• [Exercise instructions]
Omit all pictures. Copy the rest of the material exactly.

• [Recorded data]

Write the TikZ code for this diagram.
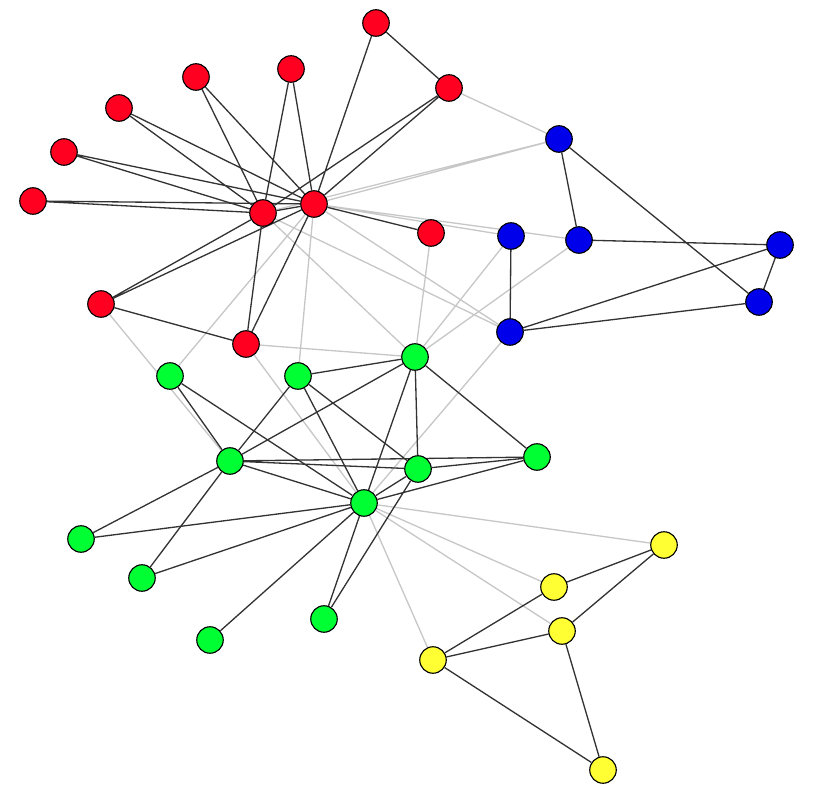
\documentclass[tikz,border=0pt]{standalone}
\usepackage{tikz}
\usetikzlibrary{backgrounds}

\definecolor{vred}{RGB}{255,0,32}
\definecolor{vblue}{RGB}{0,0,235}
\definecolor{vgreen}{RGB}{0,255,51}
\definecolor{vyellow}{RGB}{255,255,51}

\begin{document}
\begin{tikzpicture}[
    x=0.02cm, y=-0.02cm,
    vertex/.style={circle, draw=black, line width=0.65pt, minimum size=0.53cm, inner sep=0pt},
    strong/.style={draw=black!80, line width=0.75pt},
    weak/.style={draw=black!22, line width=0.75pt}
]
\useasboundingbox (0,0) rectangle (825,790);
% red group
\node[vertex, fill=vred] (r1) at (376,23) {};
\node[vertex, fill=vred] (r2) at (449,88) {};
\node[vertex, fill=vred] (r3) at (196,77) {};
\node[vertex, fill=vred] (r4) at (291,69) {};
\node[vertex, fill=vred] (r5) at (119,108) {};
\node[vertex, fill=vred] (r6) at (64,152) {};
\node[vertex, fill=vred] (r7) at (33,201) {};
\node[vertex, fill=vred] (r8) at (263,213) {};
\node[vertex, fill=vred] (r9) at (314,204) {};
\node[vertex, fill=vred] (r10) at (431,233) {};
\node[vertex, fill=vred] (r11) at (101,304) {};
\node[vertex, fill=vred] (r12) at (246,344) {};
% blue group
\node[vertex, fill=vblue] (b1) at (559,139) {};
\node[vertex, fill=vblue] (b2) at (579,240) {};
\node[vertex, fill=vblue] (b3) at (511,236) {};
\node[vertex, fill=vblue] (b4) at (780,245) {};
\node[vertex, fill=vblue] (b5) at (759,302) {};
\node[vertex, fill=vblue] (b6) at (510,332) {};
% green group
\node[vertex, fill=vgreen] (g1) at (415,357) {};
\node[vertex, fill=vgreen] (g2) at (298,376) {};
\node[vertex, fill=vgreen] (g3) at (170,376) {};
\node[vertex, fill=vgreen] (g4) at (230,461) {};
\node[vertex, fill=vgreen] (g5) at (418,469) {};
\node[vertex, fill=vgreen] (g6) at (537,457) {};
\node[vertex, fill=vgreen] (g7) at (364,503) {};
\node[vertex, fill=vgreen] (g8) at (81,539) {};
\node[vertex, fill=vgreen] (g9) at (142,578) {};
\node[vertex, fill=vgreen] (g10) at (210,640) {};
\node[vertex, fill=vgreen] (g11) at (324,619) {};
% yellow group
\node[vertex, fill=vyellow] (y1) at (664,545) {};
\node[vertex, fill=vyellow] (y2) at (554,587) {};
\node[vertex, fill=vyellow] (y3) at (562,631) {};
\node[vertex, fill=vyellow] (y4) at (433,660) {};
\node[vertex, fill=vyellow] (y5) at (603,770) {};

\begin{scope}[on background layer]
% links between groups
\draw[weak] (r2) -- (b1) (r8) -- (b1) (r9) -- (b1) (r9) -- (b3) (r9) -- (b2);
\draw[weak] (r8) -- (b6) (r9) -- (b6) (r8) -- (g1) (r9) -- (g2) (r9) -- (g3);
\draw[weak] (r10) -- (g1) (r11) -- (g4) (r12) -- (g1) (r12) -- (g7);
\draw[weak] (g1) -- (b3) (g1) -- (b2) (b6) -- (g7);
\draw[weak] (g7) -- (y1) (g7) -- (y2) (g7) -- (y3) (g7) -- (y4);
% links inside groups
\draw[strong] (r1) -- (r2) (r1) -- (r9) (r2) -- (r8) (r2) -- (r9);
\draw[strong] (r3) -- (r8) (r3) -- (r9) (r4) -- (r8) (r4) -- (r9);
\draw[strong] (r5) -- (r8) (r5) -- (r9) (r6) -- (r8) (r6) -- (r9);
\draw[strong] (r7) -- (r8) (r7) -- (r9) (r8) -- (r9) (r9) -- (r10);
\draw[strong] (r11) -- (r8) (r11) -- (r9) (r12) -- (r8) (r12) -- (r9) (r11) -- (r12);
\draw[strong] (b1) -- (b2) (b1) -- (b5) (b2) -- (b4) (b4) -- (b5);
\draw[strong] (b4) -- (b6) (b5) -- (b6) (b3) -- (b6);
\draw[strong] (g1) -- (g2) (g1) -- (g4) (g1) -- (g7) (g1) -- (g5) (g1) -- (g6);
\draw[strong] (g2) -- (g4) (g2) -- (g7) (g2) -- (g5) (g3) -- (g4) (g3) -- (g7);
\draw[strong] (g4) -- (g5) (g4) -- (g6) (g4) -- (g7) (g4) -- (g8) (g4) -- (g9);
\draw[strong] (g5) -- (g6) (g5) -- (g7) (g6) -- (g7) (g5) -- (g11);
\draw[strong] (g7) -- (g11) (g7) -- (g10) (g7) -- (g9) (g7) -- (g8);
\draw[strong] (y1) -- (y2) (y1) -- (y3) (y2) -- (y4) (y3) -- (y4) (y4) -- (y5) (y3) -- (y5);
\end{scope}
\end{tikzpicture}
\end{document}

• [Answer to the exercise]
Write the TikZ code for this diagram.
\documentclass[tikz,border=0pt]{standalone}
\usepackage{tikz}
\usetikzlibrary{backgrounds}

\definecolor{vred}{RGB}{255,0,32}
\definecolor{vblue}{RGB}{0,0,235}
\definecolor{vgreen}{RGB}{0,255,51}
\definecolor{vyellow}{RGB}{255,255,51}

\begin{document}
\begin{tikzpicture}[
    x=0.02cm, y=-0.02cm,
    vertex/.style={circle, draw=black, line width=0.65pt, minimum size=0.53cm, inner sep=0pt},
    strong/.style={draw=black!80, line width=0.75pt},
    weak/.style={draw=black!22, line width=0.75pt}
]
\useasboundingbox (0,0) rectangle (825,790);
% red group
\node[vertex, fill=vred] (r1) at (376,23) {};
\node[vertex, fill=vred] (r2) at (449,88) {};
\node[vertex, fill=vred] (r3) at (196,77) {};
\node[vertex, fill=vred] (r4) at (291,69) {};
\node[vertex, fill=vred] (r5) at (119,108) {};
\node[vertex, fill=vred] (r6) at (64,152) {};
\node[vertex, fill=vred] (r7) at (33,201) {};
\node[vertex, fill=vred] (r8) at (263,213) {};
\node[vertex, fill=vred] (r9) at (314,204) {};
\node[vertex, fill=vred] (r10) at (431,233) {};
\node[vertex, fill=vred] (r11) at (101,304) {};
\node[vertex, fill=vred] (r12) at (246,344) {};
% blue group
\node[vertex, fill=vblue] (b1) at (559,139) {};
\node[vertex, fill=vblue] (b2) at (579,240) {};
\node[vertex, fill=vblue] (b3) at (511,236) {};
\node[vertex, fill=vblue] (b4) at (780,245) {};
\node[vertex, fill=vblue] (b5) at (759,302) {};
\node[vertex, fill=vblue] (b6) at (510,332) {};
% green group
\node[vertex, fill=vgreen] (g1) at (415,357) {};
\node[vertex, fill=vgreen] (g2) at (298,376) {};
\node[vertex, fill=vgreen] (g3) at (170,376) {};
\node[vertex, fill=vgreen] (g4) at (230,461) {};
\node[vertex, fill=vgreen] (g5) at (418,469) {};
\node[vertex, fill=vgreen] (g6) at (537,457) {};
\node[vertex, fill=vgreen] (g7) at (364,503) {};
\node[vertex, fill=vgreen] (g8) at (81,539) {};
\node[vertex, fill=vgreen] (g9) at (142,578) {};
\node[vertex, fill=vgreen] (g10) at (210,640) {};
\node[vertex, fill=vgreen] (g11) at (324,619) {};
% yellow group
\node[vertex, fill=vyellow] (y1) at (664,545) {};
\node[vertex, fill=vyellow] (y2) at (554,587) {};
\node[vertex, fill=vyellow] (y3) at (562,631) {};
\node[vertex, fill=vyellow] (y4) at (433,660) {};
\node[vertex, fill=vyellow] (y5) at (603,770) {};

\begin{scope}[on background layer]
% links between groups
\draw[weak] (r2) -- (b1) (r8) -- (b1) (r9) -- (b1) (r9) -- (b3) (r9) -- (b2);
\draw[weak] (r8) -- (b6) (r9) -- (b6) (r8) -- (g1) (r9) -- (g2) (r9) -- (g3);
\draw[weak] (r10) -- (g1) (r11) -- (g4) (r12) -- (g1) (r12) -- (g7);
\draw[weak] (g1) -- (b3) (g1) -- (b2) (b6) -- (g7);
\draw[weak] (g7) -- (y1) (g7) -- (y2) (g7) -- (y3) (g7) -- (y4);
% links inside groups
\draw[strong] (r1) -- (r2) (r1) -- (r9) (r2) -- (r8) (r2) -- (r9);
\draw[strong] (r3) -- (r8) (r3) -- (r9) (r4) -- (r8) (r4) -- (r9);
\draw[strong] (r5) -- (r8) (r5) -- (r9) (r6) -- (r8) (r6) -- (r9);
\draw[strong] (r7) -- (r8) (r7) -- (r9) (r8) -- (r9) (r9) -- (r10);
\draw[strong] (r11) -- (r8) (r11) -- (r9) (r12) -- (r8) (r12) -- (r9) (r11) -- (r12);
\draw[strong] (b1) -- (b2) (b1) -- (b5) (b2) -- (b4) (b4) -- (b5);
\draw[strong] (b4) -- (b6) (b5) -- (b6) (b3) -- (b6);
\draw[strong] (g1) -- (g2) (g1) -- (g4) (g1) -- (g7) (g1) -- (g5) (g1) -- (g6);
\draw[strong] (g2) -- (g4) (g2) -- (g7) (g2) -- (g5) (g3) -- (g4) (g3) -- (g7);
\draw[strong] (g4) -- (g5) (g4) -- (g6) (g4) -- (g7) (g4) -- (g8) (g4) -- (g9);
\draw[strong] (g5) -- (g6) (g5) -- (g7) (g6) -- (g7) (g5) -- (g11);
\draw[strong] (g7) -- (g11) (g7) -- (g10) (g7) -- (g9) (g7) -- (g8);
\draw[strong] (y1) -- (y2) (y1) -- (y3) (y2) -- (y4) (y3) -- (y4) (y4) -- (y5) (y3) -- (y5);
\end{scope}
\end{tikzpicture}
\end{document}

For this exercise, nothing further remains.